Aim:
Design, develop and execute a program in C to read two matrices A (M x N) and B (P x Q) and to compute the product of A and B if the matrices are compatible for multiplication. The program is to print the input matrices and the resultant matrix with suitable headings and format if the matrices are compatible for multiplication, otherwise the program must print a suitable message. (For the purpose of demonstration, the array sizes M, N, P, and Q can all be less than or equal to 3)
Summary
Matrix multiplication, it's a mathematical operations where elements of matrixes are multiplied with other matrix element. The two matrixes are of order (M x N) and (P x Q), for multiplication to exist between matrices the number of columns of first matrix should match the number of rows of second matrix i.e. N=P. Multiplication is carried out by myultiplying row elements of the first matrix with the coloumn elements of the second matrix.
Algorithm
- Start.
- Input the order of first matrix matrix1[ ][ ] mxn (m-rows,n-coloumns).

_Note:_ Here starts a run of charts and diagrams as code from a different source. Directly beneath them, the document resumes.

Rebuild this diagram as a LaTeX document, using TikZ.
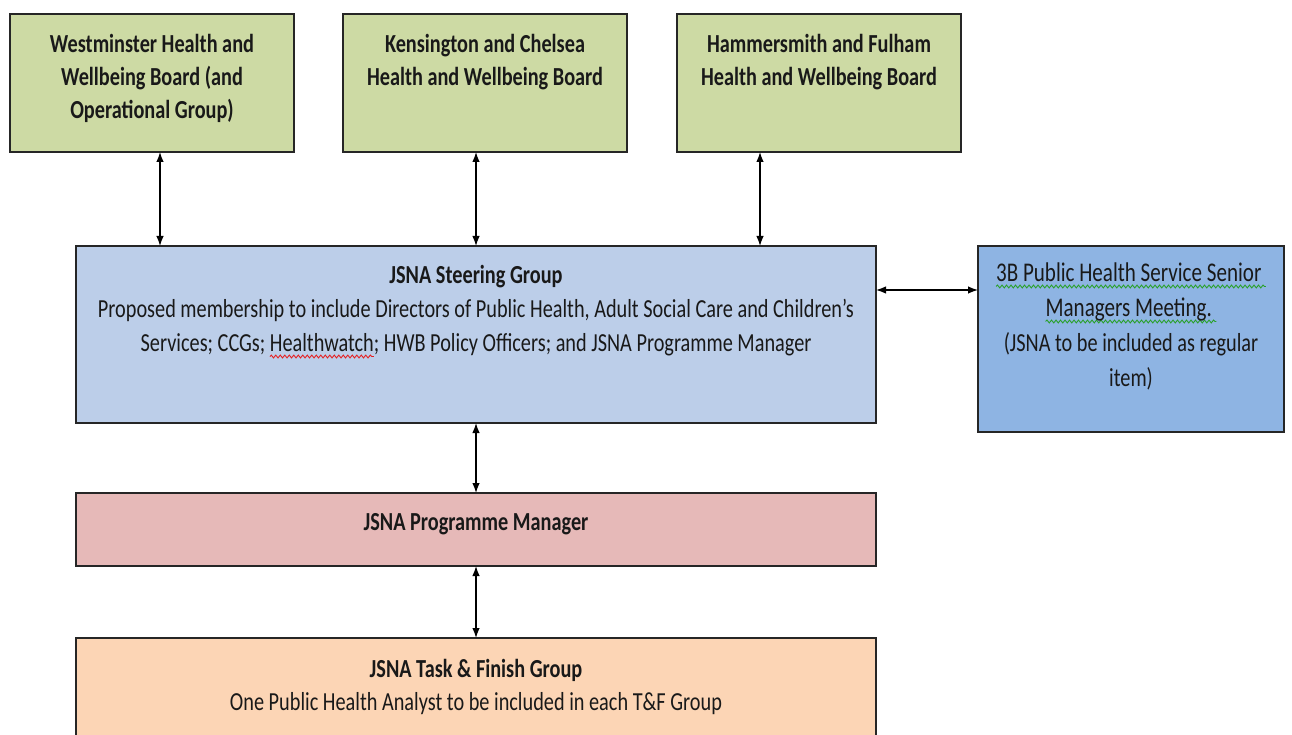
\documentclass[tikz,border=0pt]{standalone}
\usepackage{fontspec}
\setmainfont{Carlito}[FakeStretch=0.78]
\usetikzlibrary{arrows.meta,calc,decorations.pathmorphing}
\newsavebox\wavybox
\newlength\wavylen
\newcommand\wavy[2]{\sbox\wavybox{#2}\setlength\wavylen{\wd\wavybox}%
  \rlap{\tikz[overlay,baseline=0pt,x=1pt,y=1pt]\draw[#1, line width=0.9pt, decorate, decoration={snake,amplitude=1.4pt,segment length=4.5pt}] (0pt,-5.5pt) -- (\wavylen,-5.5pt);}\usebox\wavybox}
\definecolor{boardgreen}{RGB}{205,218,164}
\definecolor{steerblue}{RGB}{188,206,233}
\definecolor{meetblue}{RGB}{142,180,227}
\definecolor{pmpink}{RGB}{230,185,184}
\definecolor{tfpeach}{RGB}{252,213,181}
\definecolor{spellred}{RGB}{230,30,30}
\definecolor{spellgreen}{RGB}{40,160,40}
\tikzset{
  box/.style={draw=black!85, line width=1.6pt, rectangle, inner sep=0pt, outer sep=0pt},
  txt/.style={align=center, inner sep=0pt, outer sep=0pt, text=black!90},
  biarrow/.style={{Latex[length=10pt,width=7.5pt]}-{Latex[length=10pt,width=7.5pt]}, line width=1.3pt}
}
\begin{document}
\begin{tikzpicture}[x=1pt,y=-1pt]
\useasboundingbox (0,0) rectangle (1292,735);
\begin{scope}
\clip (0,0) rectangle (1292,735);
% boxes
\node[box, fill=boardgreen, minimum width=284pt, minimum height=138pt] (W) at (152,83) {};
\node[box, fill=boardgreen, minimum width=284pt, minimum height=138pt] (K) at (485,83) {};
\node[box, fill=boardgreen, minimum width=284pt, minimum height=138pt] (H) at (819,83) {};
\node[box, fill=steerblue, minimum width=800pt, minimum height=177pt] (SG) at (476,334.5) {};
\node[box, fill=meetblue, minimum width=306pt, minimum height=186pt] (B3) at (1131,339) {};
\node[box, fill=pmpink, minimum width=800pt, minimum height=73pt] (PM) at (476,529.5) {};
\node[box, fill=tfpeach, minimum width=800pt, minimum height=132pt] (TF) at (476,704) {};
% texts (anchor=base is the baseline of the last line)
\node[txt, anchor=base, font=\fontsize{26}{33}\selectfont\bfseries] (Wt) at (152,119)
  {Westminster Health and\\Wellbeing Board (and\\Operational Group)};
\node[txt, anchor=base, font=\fontsize{26}{33}\selectfont\bfseries] (Kt) at (485,86)
  {Kensington and Chelsea\\Health and Wellbeing Board};
\node[txt, anchor=base, font=\fontsize{26}{33}\selectfont\bfseries] (Ht) at (819,86)
  {Hammersmith and Fulham\\Health and Wellbeing Board};
\node[txt, anchor=base, font=\fontsize{26}{34}\selectfont] (SGt) at (476,351)
  {\textbf{JSNA Steering Group}\\Proposed membership to include Directors of Public Health, Adult Social Care and Children’s\\Services; CCGs; \wavy{spellred}{Healthwatch}; HWB Policy Officers; and JSNA Programme Manager};
\node[txt, anchor=base, font=\fontsize{26}{35}\selectfont] (B3t) at (1131,386)
  {\wavy{spellgreen}{\fontsize{27}{35}\selectfont 3B Public Health Service Senior\,}\\\wavy{spellgreen}{\fontsize{27}{35}\selectfont Managers Meeting.\,}\\(JSNA to be included as regular\\item)};
\node[txt, anchor=base, font=\fontsize{26}{34}\selectfont\bfseries] (PMt) at (476,530)
  {JSNA Programme Manager};
\node[txt, anchor=base, font=\fontsize{26}{33}\selectfont] (TFt) at (476,710)
  {\textbf{JSNA Task \& Finish Group}\\One Public Health Analyst to be included in each T\&F Group};
% connectors
\draw[biarrow] ([xshift=8pt]W.south) -- ([xshift=8pt]W.south |- SG.north);
\draw[biarrow] ([xshift=-9pt]K.south) -- ([xshift=-9pt]K.south |- SG.north);
\draw[biarrow] ([xshift=-59pt]H.south) -- ([xshift=-59pt]H.south |- SG.north);
\draw[biarrow] ([yshift=44.5pt]SG.east) -- ([yshift=44.5pt]SG.east -| B3.west);
\draw[biarrow] (SG.south) -- (PM.north);
\draw[biarrow] (PM.south) -- (TF.north);
\end{scope}
\end{tikzpicture}
\end{document}
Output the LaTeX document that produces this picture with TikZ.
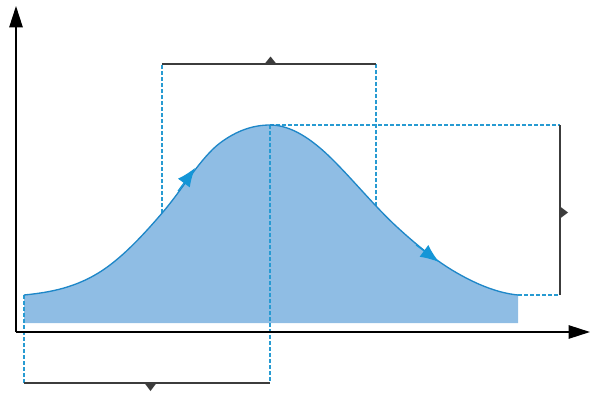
\documentclass[tikz,border=0pt]{standalone}
\usetikzlibrary{arrows.meta}
\definecolor{fillblue}{RGB}{143,189,228}
\definecolor{curveblue}{RGB}{30,135,200}
\definecolor{dashblue}{RGB}{40,155,210}
\definecolor{arrowblue}{RGB}{20,150,215}
\definecolor{bracketgray}{RGB}{60,60,60}
\begin{document}
\begin{tikzpicture}[x=0.75pt,y=-0.75pt,
  axis/.style={line width=1.2pt,black,-{Triangle[length=16pt,width=10pt]}},
  guide/.style={dashblue,line width=0.9pt,dash pattern=on 3pt off 1.5pt},
  bracket/.style={bracketgray,line width=1pt},
  tick/.style={fill=bracketgray,draw=none},
  curveline/.style={curveblue,line width=1pt},
  flowarrow/.style={arrowblue,line width=0.8pt,-{Latex[length=14pt,width=11pt]}}]
\useasboundingbox (0,0) rectangle (600,400);
% key points
\coordinate (origin) at (16,332);
\coordinate (ytip) at (16,6);
\coordinate (xtip) at (590,332);
\coordinate (lend) at (24,295);
\coordinate (rend) at (518,295);
\coordinate (peak) at (270,125);
\coordinate (fillbl) at (24,323);
\coordinate (fillbr) at (518,323);
\coordinate (tl) at (162,64);
\coordinate (tr) at (376,64);
\coordinate (cl) at (162,213);
\coordinate (cr) at (376,206);
\coordinate (rt) at (560,125);
\coordinate (rb) at (560,295);
\coordinate (bl) at (24,383);
\coordinate (br) at (270,383);
\coordinate (a1s) at (178,191);
\coordinate (a1e) at (195,168);
\coordinate (a2s) at (416,245);
\coordinate (a2e) at (439,262);
\def\bell{(lend) .. controls (50.3,292.4) and (76.7,287.6) .. (103,270)
  .. controls (123,256.6) and (143,235.4) .. (163,212)
  .. controls (182,189.8) and (201,157.3) .. (220,143)
  .. controls (236.7,130.5) and (253.3,125) .. (peak)
  .. controls (291,125) and (312,139) .. (333,160)
  .. controls (354.3,181.3) and (375.7,207.4) .. (397,227)
  .. controls (417,245.4) and (437,261.6) .. (457,273)
  .. controls (477.3,284.6) and (497.7,293) .. (rend)}
% filled area
\fill[fillblue] (fillbl) -- \bell -- (fillbr) -- cycle;
% dashed guides
\draw[guide] (cl) -- (tl);
\draw[guide] (cr) -- (tr);
\draw[guide] (peak) -- (rt);
\draw[guide] (rend) -- (rb);
\draw[guide] (lend) -- (bl);
\draw[guide] (peak) -- (br);
% curve
\draw[curveline] \bell;
\draw[flowarrow] (a1s) -- (a1e);
\draw[flowarrow] (a2s) -- (a2e);
% brackets
\draw[bracket] (tl) -- (tr);
\fill[tick] (264.5,64) -- (276.5,64) -- (270.5,56.5) -- cycle;
\draw[bracket] (rt) -- (rb);
\fill[tick] (560,206.5) -- (560,218.5) -- (568,212.5) -- cycle;
\draw[bracket] (bl) -- (br);
\fill[tick] (144.5,383) -- (156.5,383) -- (150.5,391) -- cycle;
% axes
\draw[axis] (origin) -- (ytip);
\draw[axis] (origin) -- (xtip);
\end{tikzpicture}
\end{document}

- Input the order of second matrix matrix2[ ][ ] pxq (m-rows,n-coloumns).
- When n not equal to p, print a error message and go to step 8.
- When n=p, perform matrix multiplication, go to step 6.
- From i=0 to i<m, j=0 to j<q, k=0 to j<p Do prod[i][j] =Prod[i][j]+ matrix1[i][k] * matrix2[k][j];
- Print matrix prod[ ][ ].
- Stop.
Program: Matrixmul.c
#include<stdio.h>
void main()
{
int i,j,k,matrix1[10][10],matrix2[10][10];
int m,n,p,q,Prod[10][10];
printf("Enter the order of the matrix1\n");
scanf("%d%d",&m,&n);
printf("Enter the order of the matrix2\n");
scanf("%d%d",&p,&q);
//If matrices are not suitable for computation print an error message //
if(n!=p)
{
printf("Matrix multiplication is not computable for the given matrices\n");
}
else
{
printf("\nEnter the elements of Matrix 1\n");
for(i=0;i<m;i++)
for(j=0;j<n;j++)
//taking elements of matrix1//
scanf("%d",&matrix1[i][j]);
printf("\nEnter the elements of Matrix 2\n");
for(i=0;i<p;i++)
for(j=0;j<q;j++)
//taking elements of matrix2//
scanf("%d",&matrix2[i][j]);
for(i=0;i<p;i++)
for(j=0;j<q;j++)
Prod[i][j]=0;
//To find product and print it if matrices are suitable for computation.//
for(i=0;i<m;i++)
{
for(j=0;j<q;j++)
{
for(k=0;k<p;k++)
{
// computing product of matrices //
Prod[i][j] =Prod[i][j]+ matrix1[i][k] * matrix2[k][j];
}
}
}
//prints matrix1 //
printf("\nMatrix 1\n");
for(i=0;i<m;i++)
{
for(j=0;j<n;j++)
{
printf("%d\t",matrix1[i][j]);
}
printf("\n");
}
//prints matrix2 //
printf("\nMatrix 2\n");
for(i=0;i<p;i++)
{
for(j=0;j<q;j++)
{
printf("%d\t",matrix2[i][j]);
}
printf("\n");
}
//to print the product matrix //
printf("\nThe Product matrix is \n");
for(i=0;i<m;i++)
{
for(j=0;j<q;j++)
{
printf("%d\t",Prod[i][j]);
}
printf("\n");
}
}
}
Output:
gcc matrixmul.c
./a.out
1. Enter the order of Matrix1
3 2
Enter the order of Matrix2
4 3
Matrix Multiplication is not computable for the given matrix
gcc matrixmul.c
./a.out
2. Enter the order of Matrix1
3 3
Enter the order of Matrix2
3 3
Enter the elements of Matrix 1
1 2 3
4 5 6
7 8 9
Enter the elements of Matrix 2
1 0 0
0 1 0
0 0 1
Matrix 1
1 2 3
4 5 6
7 8 9
Matrix 2
1 0 0
0 1 0
0 0 1
The Product matrix is
1 2 3
4 5 6
7 8 9